Richard R. Behn, is a retired one-star rear admiral of the National Oceanic and Atmospheric Administration Commissioned Officer Corps who served as director of the National Oceanic and Atmospheric Administration's Marine and Aviation Operations Centers (part of NOAA's Office of Marine and Aviation Operations (OMAO)), from August 2004 to September 2007. He was nominated for this position by President George W. Bush, confirmed by the Senate, and subsequently promoted to rear admiral (lower half) in August 2004.

As director, Behn was responsible for the safe operations of NOAA's aircraft and ships, as well as the management of OMAO's operations center's $100M budget and more than 500 fleet personnel. The Aircraft Operations Center, located in Tampa, Florida, on MacDill Air Force Base, oversees NOAA's fixed-wing aircraft, including the renowned NOAA "hurricane hunters." The Marine Operations Centers, located in Norfolk, Virginia, and Seattle, Washington, oversee NOAA's multipurpose oceanographic research, fisheries research, and hydrographic survey vessels. Port offices are located in Woods Hole, Massachusetts; Charleston, South Carolina; Pascagoula, Mississippi; San Diego, California; Honolulu, Hawaii; and Kodiak and Ketchikan, Alaska.

From 2013 to 2018, Behn served as the Director, Marine Operations at the University of Miami's Rosenstiel School of Marine & Atmospheric Science in Miami, Florida.

Today, Behn provides consulting services to the maritime industry, more particular, the research vessel community.

==Career==
Behn was a commissioned officer in the NOAA Corps from 1978 to 2007. He had the opportunity to work for most of NOAA's line and staff offices. He served aboard NOAA's oceanographic and fisheries research ships, sailing the waters from the Arctic to the Antarctic, in both the Pacific and Atlantic Oceans. His last sea tour was aboard NOAA Ship McArthur as commanding officer.

Behn's shore tours included a variety of administrative and management positions, all with increasing responsibility. Prior to his promotion to rear admiral, he was the executive director to NOAA's Deputy Under Secretary of Commerce, where he assisted in managing NOAA employees nationwide along with the agency's multibillion-dollar budget. Other assignments include executive officer to NOAA's chief scientist and executive director of the Office of Marine and Aviation Operations.

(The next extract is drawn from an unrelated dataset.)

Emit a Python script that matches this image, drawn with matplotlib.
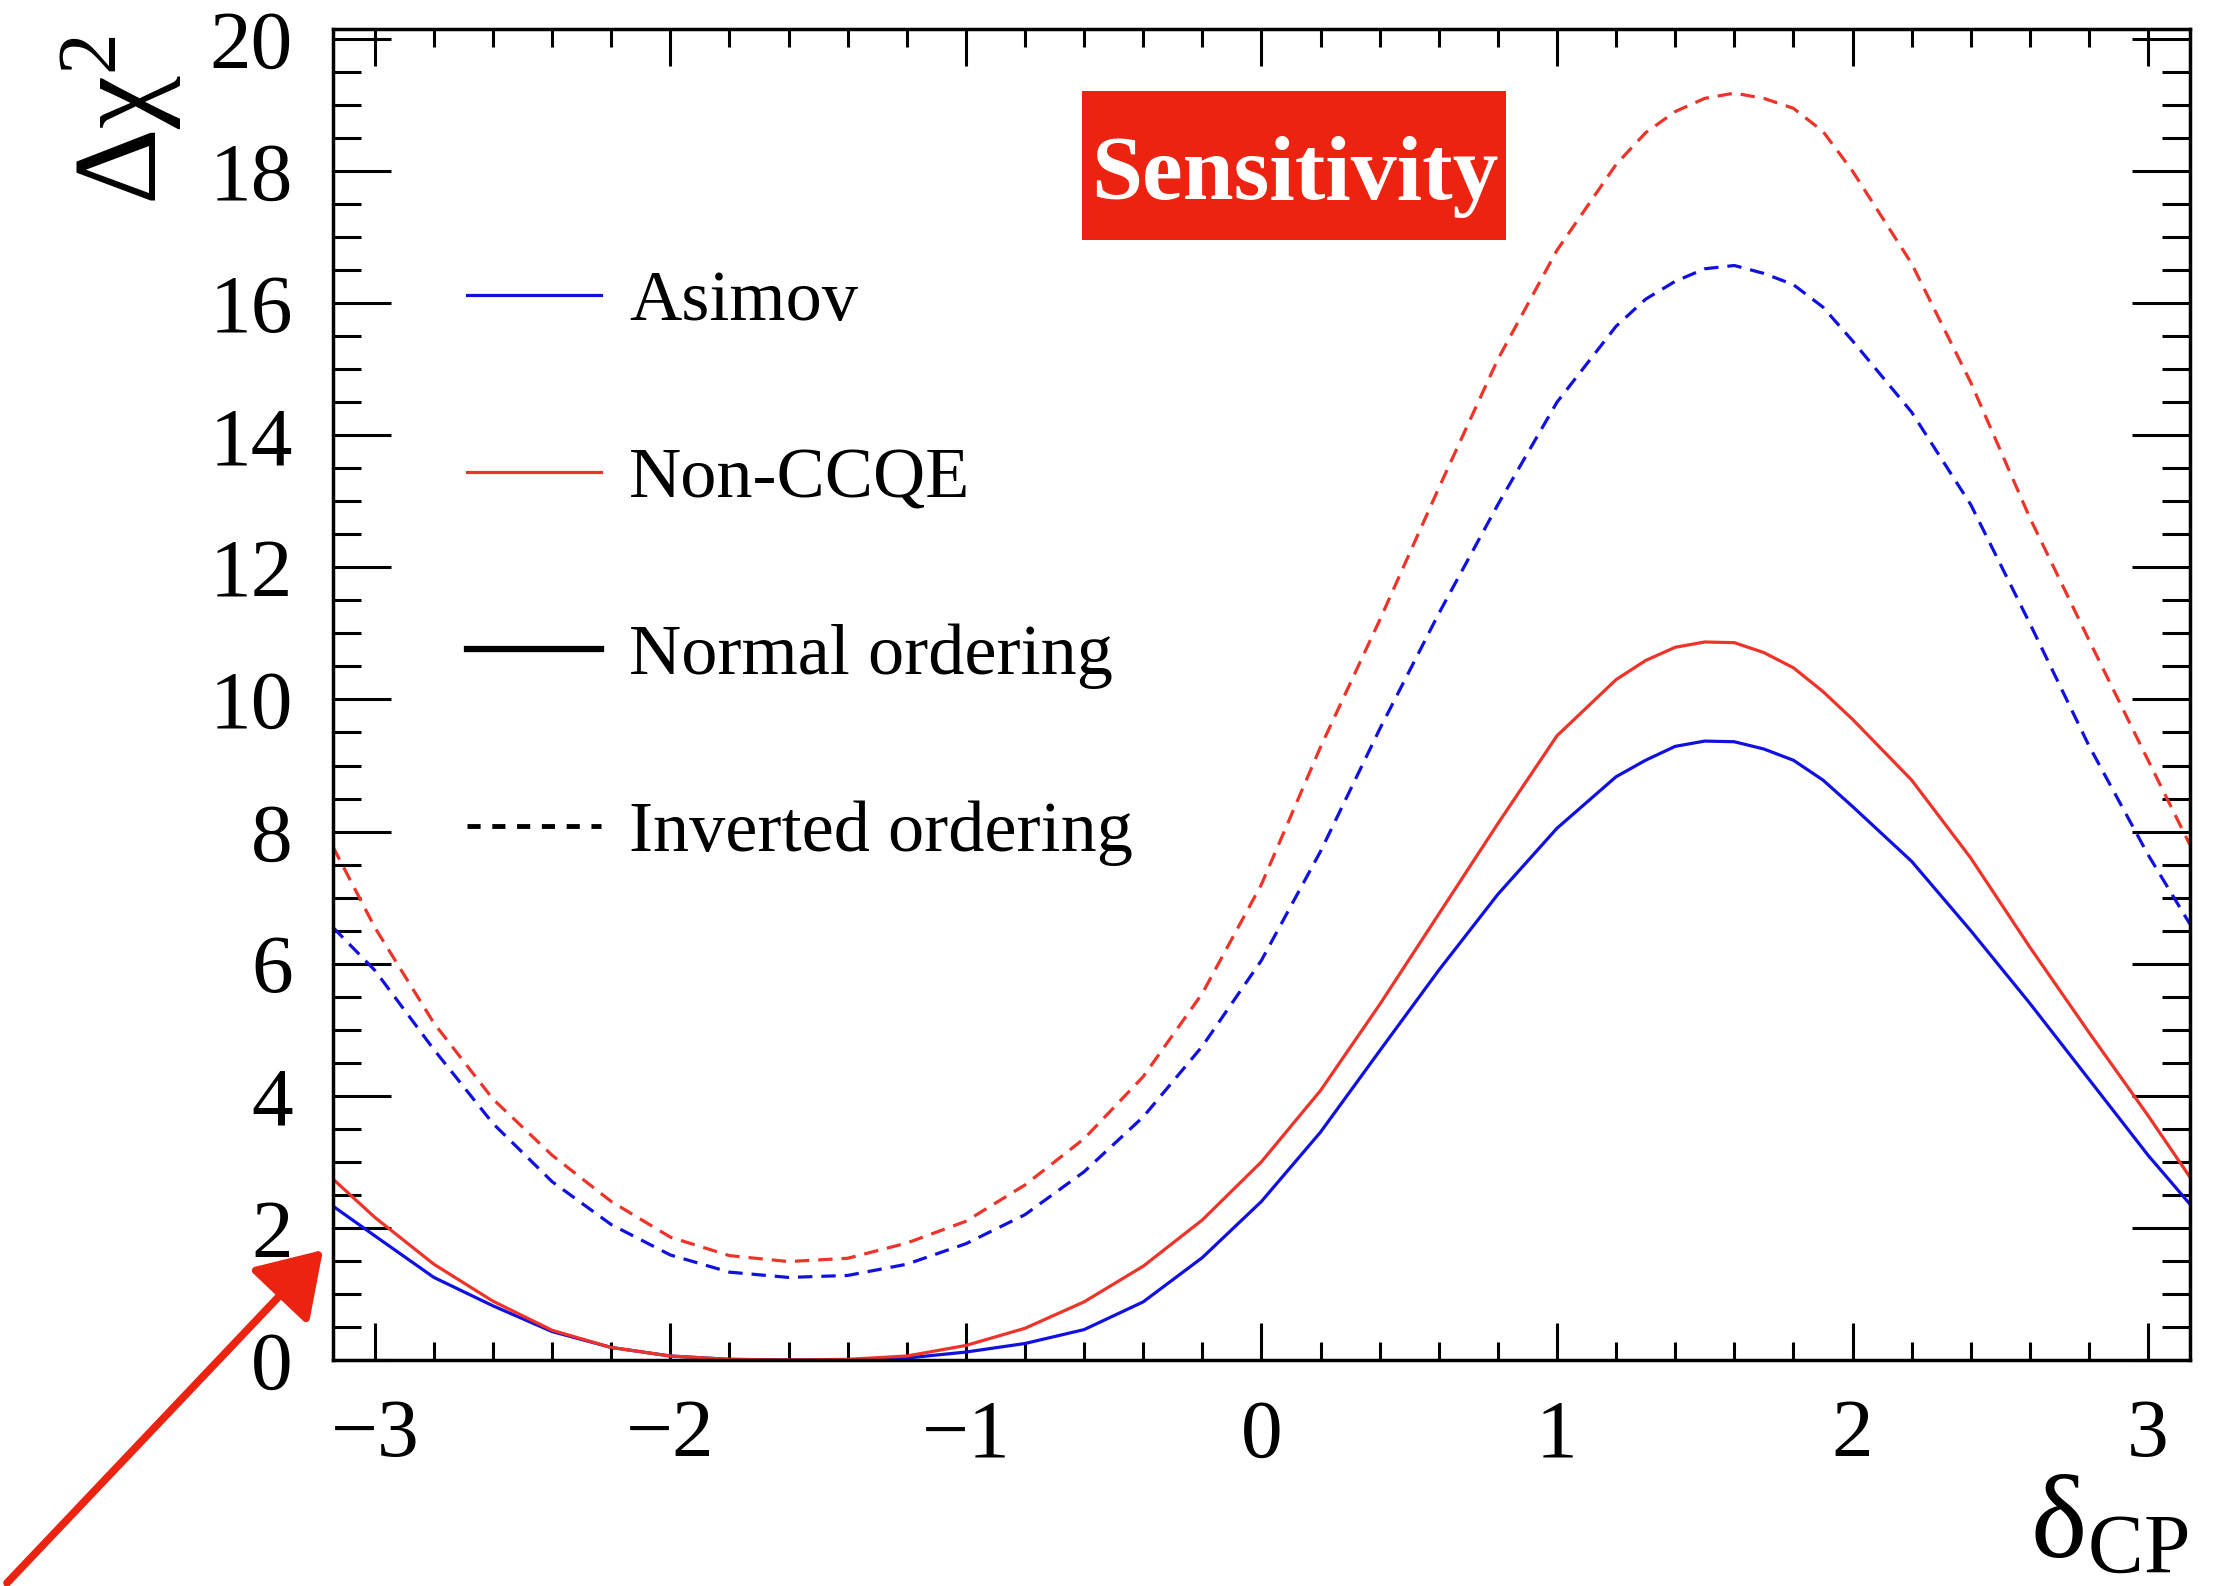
import matplotlib
matplotlib.use('Agg')
import matplotlib.pyplot as plt
from matplotlib.lines import Line2D
from matplotlib.patches import Rectangle, FancyArrowPatch
from matplotlib.ticker import MultipleLocator

plt.rcParams['font.family'] = ['Liberation Serif', 'DejaVu Serif']
plt.rcParams['mathtext.fontset'] = 'custom'
plt.rcParams['mathtext.rm'] = 'Liberation Serif'
plt.rcParams['mathtext.it'] = 'Liberation Serif:italic'
plt.rcParams['mathtext.bf'] = 'Liberation Serif:bold'

# ---------------- data ----------------
delta_cp = [-3.1416, -3.0, -2.8, -2.6, -2.4, -2.2, -2.0, -1.8, -1.6, -1.4, -1.2,
            -1.0, -0.8, -0.6, -0.4, -0.2, 0.0, 0.2, 0.4, 0.6, 0.8, 1.0,
            1.2, 1.3, 1.4, 1.5, 1.6, 1.7, 1.8, 1.9, 2.0, 2.2, 2.4, 2.6, 2.8, 3.0, 3.1416]

asimov_no = [2.33, 1.88, 1.25, 0.82, 0.43, 0.19, 0.06, 0.01, 0.0, 0.0, 0.03,
             0.12, 0.25, 0.46, 0.88, 1.55, 2.40, 3.45, 4.68, 5.90, 7.05, 8.05,
             8.83, 9.08, 9.29, 9.37, 9.36, 9.25, 9.08, 8.78, 8.38, 7.55, 6.50, 5.40, 4.25, 3.10, 2.36]

nonccqe_no = [2.74, 2.16, 1.45, 0.89, 0.45, 0.19, 0.06, 0.01, 0.0, 0.01, 0.06,
              0.22, 0.48, 0.88, 1.42, 2.12, 3.00, 4.08, 5.38, 6.75, 8.12, 9.45,
              10.30, 10.59, 10.79, 10.87, 10.86, 10.71, 10.48, 10.12, 9.70, 8.78, 7.60, 6.25, 4.96, 3.70, 2.77]

asimov_io = [6.55, 5.90, 4.70, 3.58, 2.70, 2.05, 1.59, 1.33, 1.25, 1.28, 1.45,
             1.76, 2.20, 2.85, 3.68, 4.75, 6.05, 7.70, 9.55, 11.30, 12.95, 14.50,
             15.65, 16.06, 16.33, 16.52, 16.57, 16.45, 16.28, 15.94, 15.43, 14.35, 12.95, 11.15, 9.30, 7.65, 6.60]

nonccqe_io = [7.77, 6.55, 5.10, 3.95, 3.10, 2.40, 1.86, 1.58, 1.49, 1.54, 1.77,
              2.10, 2.65, 3.35, 4.29, 5.55, 7.20, 9.28, 11.20, 13.20, 15.15, 16.80,
              18.10, 18.58, 18.90, 19.10, 19.18, 19.10, 18.95, 18.60, 18.00, 16.60, 14.80, 12.75, 10.90, 9.08, 7.80]

legend_labels = ['Asimov', 'Non-CCQE', 'Normal ordering', 'Inverted ordering']
x_label = r'$\mathrm{δ}_{\mathrm{CP}}$'
y_label = r'$\mathrm{Δχ}^{2}$'
badge_text = 'Sensitivity'

# ---------------- styling ----------------
BLUE = '#1010e0'
RED = '#ee3329'
BADGE = '#ec2310'
LW = 2.3
DASH = (0, (4.5, 2.8))

fig = plt.figure(figsize=(22.33, 15.86), dpi=100)
ax = fig.add_axes([0.1491, 0.1425, 0.9807 - 0.1491, 0.9817 - 0.1425])

ax.plot(delta_cp, asimov_no, color=BLUE, lw=LW)
ax.plot(delta_cp, nonccqe_no, color=RED, lw=LW)
ax.plot(delta_cp, asimov_io, color=BLUE, lw=LW, ls=DASH)
ax.plot(delta_cp, nonccqe_io, color=RED, lw=LW, ls=DASH)

ax.set_xlim(-3.1416, 3.1416)
ax.set_ylim(0, 20.15)
ax.xaxis.set_major_locator(MultipleLocator(1))
ax.xaxis.set_minor_locator(MultipleLocator(0.2))
ax.yaxis.set_major_locator(MultipleLocator(2))
ax.yaxis.set_minor_locator(MultipleLocator(0.5))

for s in ax.spines.values():
    s.set_linewidth(2.5)
ax.tick_params(which='both', direction='in', top=True, right=True, width=2.2,
               labelsize=60)
ax.tick_params(axis='x', which='major', length=26.6, pad=28)
ax.tick_params(axis='x', which='minor', length=13)
ax.tick_params(axis='y', which='major', length=41.8, pad=29)
ax.tick_params(axis='y', which='minor', length=20)

# legend
handles = [Line2D([], [], color=BLUE, lw=LW),
           Line2D([], [], color=RED, lw=LW),
           Line2D([], [], color='black', lw=4.5),
           Line2D([], [], color='black', lw=3.5, ls=(0, (2.7, 2.4)))]
ax.legend(handles, legend_labels, loc='upper left', bbox_to_anchor=(0.0722, 0.819),
          frameon=False, borderpad=0, borderaxespad=0, handlelength=1.85,
          handletextpad=0.39, labelspacing=1.54,
          prop={'family': 'Liberation Serif', 'size': 52})

# axis titles (ROOT style placement)
fig.text(0.0547, 1 - 35 / 1586, y_label, rotation=90, ha='center', va='top', fontsize=86)
fig.text(2188 / 2233, 4 / 1586, x_label, ha='right', va='bottom', fontsize=86)

# badge
fig.add_artist(Rectangle((1082 / 2233, 1 - 240 / 1586), 424 / 2233, 149 / 1586,
                         transform=fig.transFigure, facecolor=BADGE, edgecolor='none'))
fig.text(1295 / 2233, 1 - 177 / 1586, badge_text, color='white', fontweight='bold',
         fontsize=66, ha='center', va='center', family='Liberation Serif')

# hand-drawn style arrow
fig.add_artist(FancyArrowPatch((7 / 2233, 1 - 1583 / 1586), (323 / 2233, 1 - 1250 / 1586),
                               transform=fig.transFigure,
                               arrowstyle='-|>,head_length=39,head_width=25',
                               mutation_scale=1, lw=5.5, color=BADGE,
                               shrinkA=0, shrinkB=0))

fig.savefig('out.png', dpi=100)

Behn served as the co-chair of NOAA's Unmanned Aircraft Systems Steering Committee; member of NOAA's Autonomous Underwater Vehicle Steering Committee; NOAA's representative on the Federal Oceanographic Facilities Committee; acting chairman of NOAA's Incentive Awards Board, NOAA's Diversity Council and NOAA's Equal Employment Opportunity Council. He led NOAA's nationwide 30th Anniversary efforts and chaired the Department of Commerce's Combined Federal Campaign as the world's third largest campaign in 1998 raising more than $2.5 million in contributions.

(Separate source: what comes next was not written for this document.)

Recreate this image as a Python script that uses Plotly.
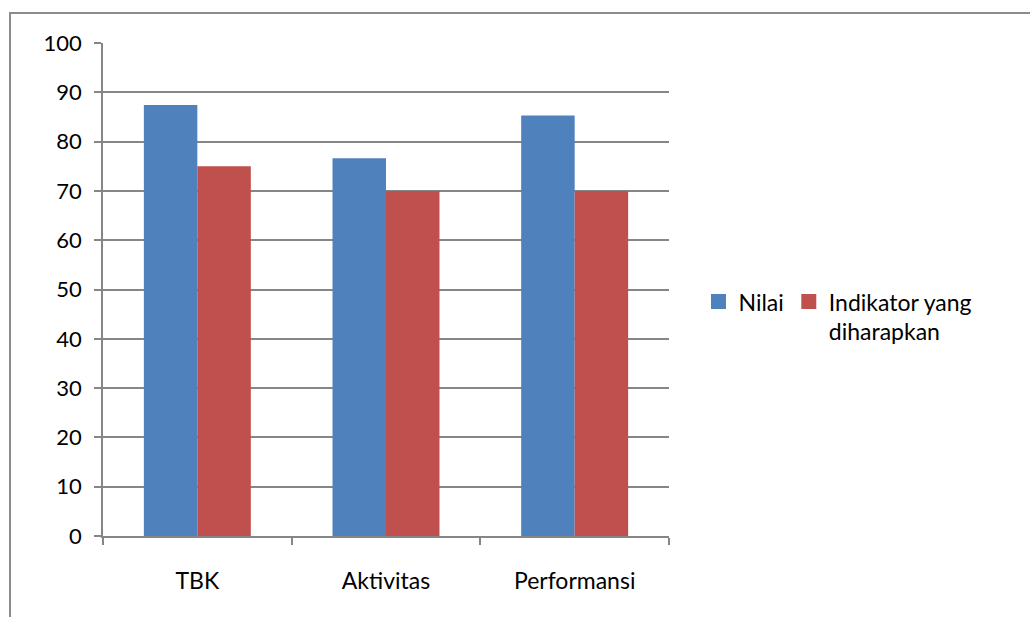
import plotly.graph_objects as go

categories = ["TBK", "Aktivitas", "Performansi"]
nilai = [87.4, 76.6, 85.3]
indikator = [75, 70, 70]
series_names = ["Nilai", "Indikator yang<br>diharapkan"]
series_colors = ["#4F81BD", "#C0504D"]
y_ticks = [0, 10, 20, 30, 40, 50, 60, 70, 80, 90, 100]

FONT = "Lato"
GRID = "#868686"

fig = go.Figure()
for name, vals, color in zip(series_names, [nilai, indikator], series_colors):
    fig.add_trace(go.Bar(x=categories, y=vals, name=name, showlegend=False,
                         legendgroup=name,
                         marker=dict(color=color, line=dict(width=0))))
    # square legend swatch
    fig.add_trace(go.Scatter(x=[None], y=[None], mode="markers", name=name,
                             legendgroup=name,
                             marker=dict(symbol="square", size=15, color=color)))

fig.update_layout(
    width=1030, height=617,
    margin=dict(l=103, r=361, t=43, b=81),
    paper_bgcolor="white", plot_bgcolor="white",
    barmode="group", bargap=0.433, bargroupgap=0,
    font=dict(family=FONT, size=23, color="black"),
    showlegend=True,
    legend=dict(orientation="h", x=1.0521, y=0.445, xanchor="left", yanchor="middle",
                valign="top", font=dict(family=FONT, size=23, color="black"),
                itemwidth=30, tracegroupgap=0, bgcolor="rgba(0,0,0,0)"),
    xaxis=dict(type="category", showline=True, linecolor=GRID, linewidth=1.5,
               ticks="outside", tickson="boundaries", ticklen=7, tickcolor=GRID,
               tickwidth=1.5, showgrid=False, ticklabelstandoff=24,
               tickfont=dict(family=FONT, size=23, color="black")),
    yaxis=dict(range=[0, 100], tickvals=y_ticks, showline=True, linecolor=GRID,
               linewidth=1.5, ticks="outside", ticklen=7, tickcolor=GRID,
               tickwidth=1.5, showgrid=True, gridcolor=GRID, gridwidth=1.5,
               zeroline=False, ticklabelstandoff=8,
               tickfont=dict(family=FONT, size=22, color="black")),
    shapes=[dict(type="rect", xref="paper", yref="paper",
                 x0=-0.1643, x1=3, y0=-2, y1=1.0609,
                 line=dict(color="#8C8C8C", width=2), fillcolor="rgba(0,0,0,0)",
                 layer="below")],
)

fig.write_html("out.html")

Behn is a lifetime member of the Military Officers Association of America, the Reserve Officers Association, and the National Military Family Association.

==Accomplishments==
Behn holds a bachelor's degree in physical oceanography from Rutgers University. While in NOAA he was selected to attend the Excellence in Government Fellows Program and the Federal Executive Institute. As a NOAA Corps officer he was awarded the Department of Commerce Bronze Medal, NOAA Corps Commendation Medals, NOAA Corps Special Achievement Awards, and NOAA Corps Director's ribbons.

Upon retiring from NOAA, Behn and his family established and opened an Italian restaurant in Cape Coral, Florida. After three years of operations, the family sold the restaurant.

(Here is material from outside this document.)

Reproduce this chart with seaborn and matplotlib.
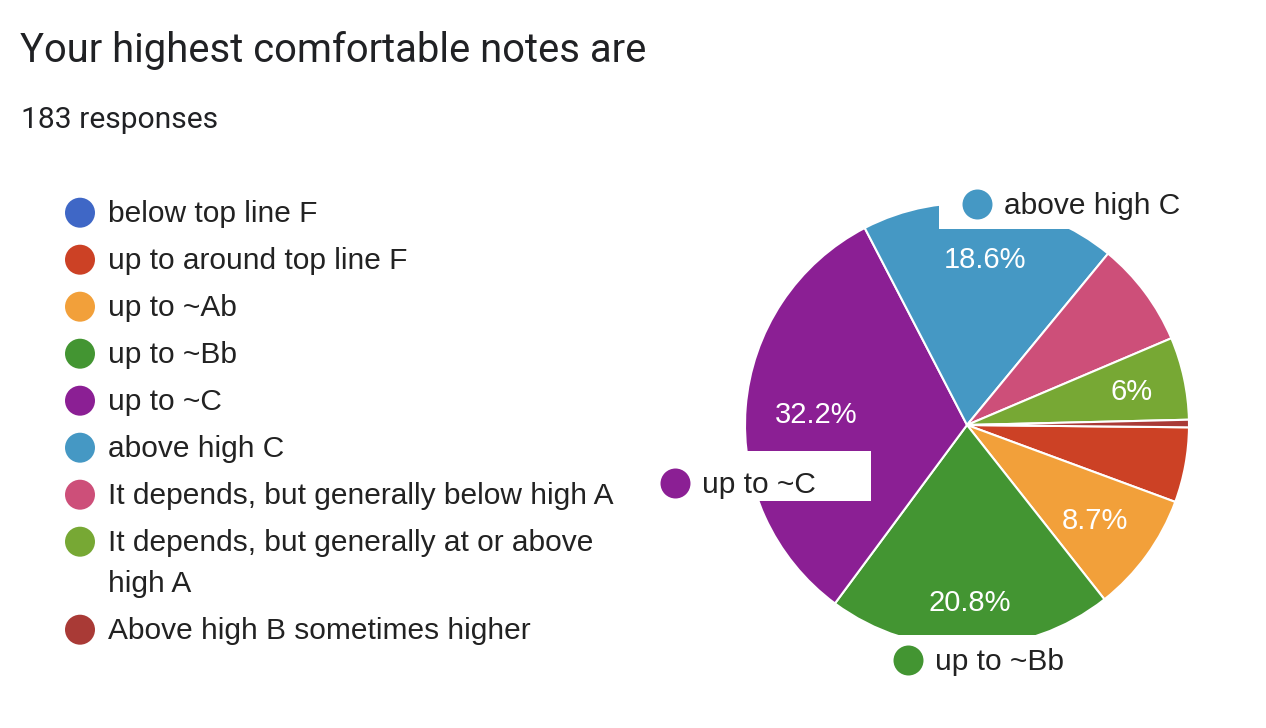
import matplotlib
matplotlib.use("Agg")
import matplotlib.pyplot as plt
from matplotlib.patches import Rectangle
import numpy as np
import pandas as pd
import seaborn as sns

# chart data
title = "Your highest comfortable notes are"
subtitle = "183 responses"
answers = ["below top line F", "up to around top line F", "up to ~Ab", "up to ~Bb",
           "up to ~C", "above high C", "It depends, but generally below high A",
           "It depends, but generally at or above high A", "Above high B sometimes higher"]
counts = [0, 10, 16, 38, 59, 34, 14, 11, 1]
colors = ["#3f67c6", "#cc4125", "#f2a03a", "#439532", "#8b1f94",
          "#4598c4", "#cd4f79", "#77a834", "#a93a36"]
legend_lines = ["below top line F", "up to around top line F", "up to ~Ab", "up to ~Bb",
                "up to ~C", "above high C", "It depends, but generally below high A",
                "It depends, but generally at or above\nhigh A", "Above high B sometimes higher"]
pct_shown = ["up to ~Ab", "up to ~Bb", "up to ~C", "above high C",
             "It depends, but generally at or above high A"]
callouts = ["above high C", "up to ~C", "up to ~Bb"]

sns.set_theme(style="white")
plt.rcParams['font.family'] = ['Liberation Sans', 'DejaVu Sans']

W, H = 1266, 728
fig = plt.figure(figsize=(W / 100, H / 100), dpi=100)
fig.patch.set_facecolor("white")

# pie, centre (967, 425) px, radius 222 px
cx, cy, R = 967, 425, 222
ax_pie = fig.add_axes([(cx - R) / W, (H - cy - R) / H, 2 * R / W, 2 * R / H])
wedges, _ = ax_pie.pie(counts, colors=colors, startangle=-0.6, counterclock=False,
                       wedgeprops=dict(edgecolor="white", linewidth=1.5))
ax_pie.set_xlim(-1, 1)
ax_pie.set_ylim(-1, 1)
ax_pie.set_aspect("equal")
ax_pie.axis("off")

total = sum(counts)
# radial position of the percentage text (fraction of radius)
pct_r = {"up to ~Ab": 0.715, "up to ~Bb": 0.79, "up to ~C": 0.68,
         "above high C": 0.757, "It depends, but generally at or above high A": 0.76}
for w, name, n in zip(wedges, answers, counts):
    if name not in pct_shown:
        continue
    mid = np.deg2rad((w.theta1 + w.theta2) / 2)
    r = pct_r[name]
    pct = round(100 * n / total, 1)
    txt = f"{pct:.1f}".rstrip("0").rstrip(".") + "%"
    ax_pie.annotate(txt, xy=(r * np.cos(mid), r * np.sin(mid)), xytext=(0, -7.4),
                    textcoords="offset points", ha="center", va="baseline",
                    color="white", fontsize=21)

# overlay in pixel coordinates
ax = fig.add_axes([0, 0, 1, 1], zorder=3)
ax.set_xlim(0, W)
ax.set_ylim(H, 0)
ax.patch.set_visible(False)
ax.axis("off")

ax.text(20, 62.5, title, fontsize=28.8, family="Roboto", color="#202124", va="baseline")
ax.text(21, 128, subtitle, fontsize=21.6, family="Roboto", color="#202124", va="baseline")

# legend
rows = []
y = 212.7
for name, line in zip(answers, legend_lines):
    rows.append(y)
    parts = line.split("\n")
    for k, p in enumerate(parts):
        ax.text(108, y + 9.6 + 41 * k, p, fontsize=21.5, color="#222222", va="baseline")
    y += 47 + 41 * (len(parts) - 1)
leg = pd.DataFrame({"answer": answers, "x": 80, "y": rows})
sns.scatterplot(data=leg, x="x", y="y", hue="answer", palette=colors, s=466,
                linewidth=0, legend=False, ax=ax)
ax.set_xlim(0, W)
ax.set_ylim(H, 0)
ax.axis("off")

# callout labels with white boxes over the pie
boxes = {"above high C": (939, 170, 270, 59),
         "up to ~C": (655, 451, 216, 50),
         "up to ~Bb": (860, 635, 220, 55)}
dots = {"above high C": (977, 204), "up to ~C": (675, 483), "up to ~Bb": (908, 660)}
for name in callouts:
    bx, by, bw, bh = boxes[name]
    ax.add_patch(Rectangle((bx, by), bw, bh, facecolor="white", edgecolor="none", zorder=1))
    dx, dy = dots[name]
    ax.scatter([dx], [dy], s=466, color=colors[answers.index(name)], linewidth=0, zorder=2)
    ax.text(dx + 27, dy + 9.6, name, fontsize=21.5, color="#222222", va="baseline", zorder=3)

fig.savefig("out.png", dpi=100, facecolor="white")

Behn then spent five years with the University of Miami as their Director, Marine Operations. He now provides consultation services to the maritime industry.

==Personal life==
Behn is a native of Neptune Township, New Jersey and graduated from Neptune High School. He and his wife, the former Alisa Nadean Benincasa of Stockton, California, currently reside in Florida.